Le principal problème du livre, c’est son mode de distribution. Je ne pense pas que le livre soit mort. Prenez l’exemple des tablettes qui n’ont pas pris du tout, alors qu’elles devaient remplacer le livre. Il faut aider les libraires. A Forcalquier, une librairie s’est ouverte sur le modèle des « commerces-relais ». La librairie est installée dans des locaux qui appartiennent à la municipalité avec des loyers avantageux. Cependant, il faut aussi appeler à une démarche citoyenne. Souvent, je vais choisir mon livre sur Amazon, puis je le commande chez mon libraire. Chacun choisit la manière dont il achète un livre.

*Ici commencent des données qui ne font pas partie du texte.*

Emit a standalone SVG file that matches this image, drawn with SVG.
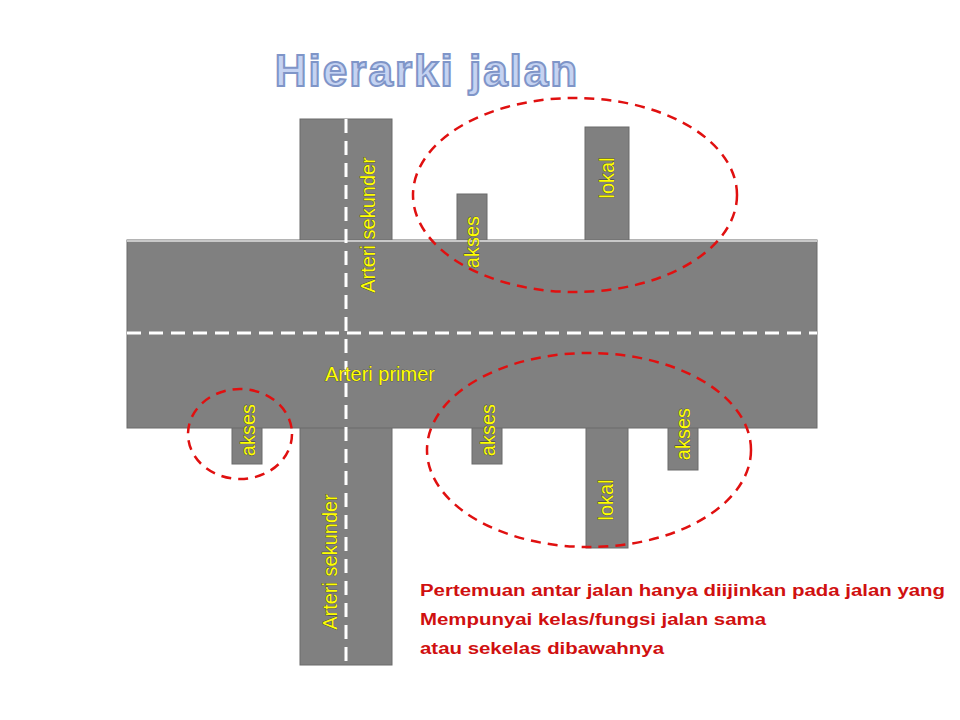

Est-ce que lorsque l’on est en campagne pour les régionales, on a encore le temps de lire ?

(Il sourit) Oui, car dans mon cas, je dors assez peu, seulement 3 ou 4 heures par nuit. Et comme je n’ai pas envie de tout le temps bosser, parfois j’aime me poser dans mon lit. Cela peut être avec mon ordinateur, ma tablette mais c’est souvent devant un livre.

Est-ce qu’un auteur vous inspire particulièrement ?

Je crois qu’elle est présente au Festival. J’ai lu le dernier livre d’Amélie Nothomb. Alors je ne dirais pas qu’elle m’inspire, car le personnage est particulier, et assez fort. Je dirais plus qu’elle m’intimide plutôt qu’elle ne m’inspire. Mais j’ai clairement aimé son dernier ouvrage Le crime du comte Neville.